How To Give Your Kitchen A “Cheap Makeover” Versus A Luxury Refresh

Sometimes, during a consultation, it becomes clear that the homeowner’s budget and their aesthetic goals are misaligned. In those moments, we often pivot the conversation to what can realistically be done without committing to a full refacing.

Here is where one more short comparison list can help you think clearly about the options.

  1. Lowest cost: paint only, with new hardware and perhaps a new faucet or light fixture. Effective when cabinet style is simple and sound, but finish is dated.
  2. Moderate cost: partial refacing, such as refacing doors on the perimeter and adding a new island, or refacing only uppers while painting lowers.
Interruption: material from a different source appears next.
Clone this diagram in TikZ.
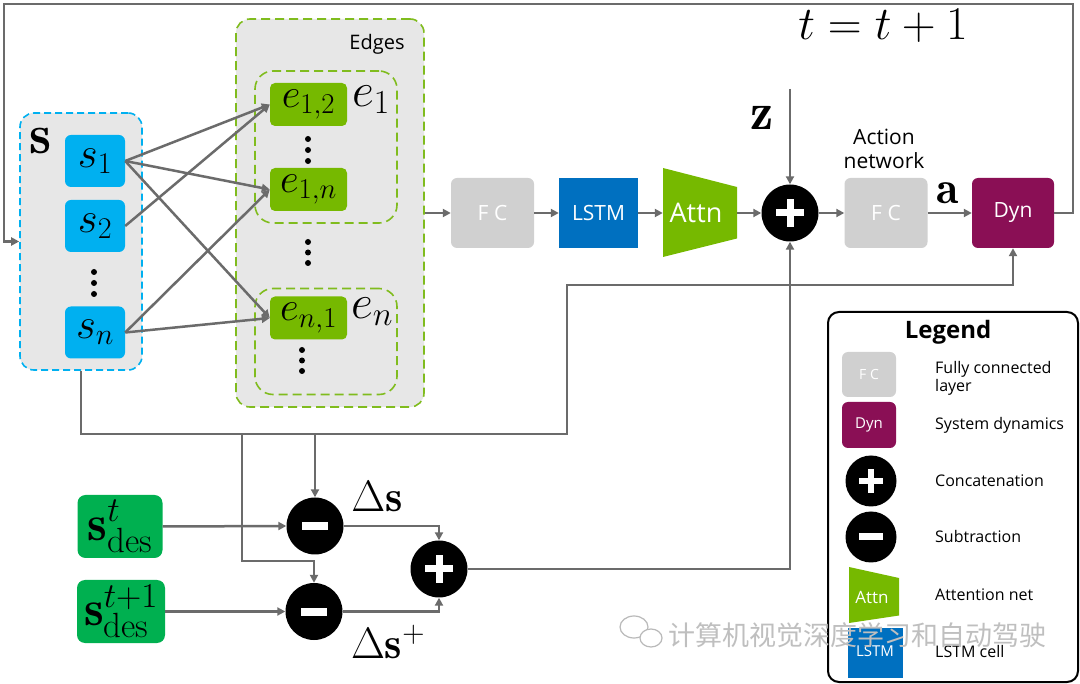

This can bridge budget and impact.
  3. Full refacing: new doors, drawer fronts, veneers, hardware, and select organizational upgrades. Works best when layout is strong and boxes are good.
  4. Hybrid remodel: refacing some cabinets, adding new ones where layout needs help, and pairing with new counters and backsplash. This is common in Los Angeles for homeowners staying long term.
  5. Full replacement: entirely new cabinets as part of a comprehensive kitchen renovation, often involving flooring, electrical, and sometimes structural work.

What makes a kitchen look cheap is not only low-cost materials, but indecision and half-measures: painting over obviously dated arched doors, mixing too many metal finishes, or combining bargain laminate counters with ornate lighting. A refacing consultation, even if you do not proceed, can give you a clearer roadmap for avoiding those missteps.

What Happens After The Consultation

Once the consultant leaves your Los Angeles kitchen, you should have three things: a clearer understanding of whether your cabinets are good candidates for refacing, a rough budget range, and an initial sense of style direction.

Most firms will follow up with a more formal proposal, sometimes accompanied by simple renderings or elevations. For larger jobs, a more detailed design phase may begin, sometimes with a retainer that is credited toward the project.

Take your time reviewing the proposal. Look not just at the total, but at where the money is allocated: doors and finishes, hardware, organizational inserts, possible countertop work, and any electrical or plumbing coordination. Ask questions about warranties and how long they expect your refacing to last given your household’s usage.

A luxurious kitchen is not only about glossy fronts and trending colors. It is about alignment: between how you live, what you invest, and how your home feels each time you walk through the door. Your first cabinet refacing consultation in Los Angeles is the opening move in that alignment. When it is handled with honesty, attention, and respect for both structure and style, it sets the stage for a transformation that feels effortless when the last door clicks into place.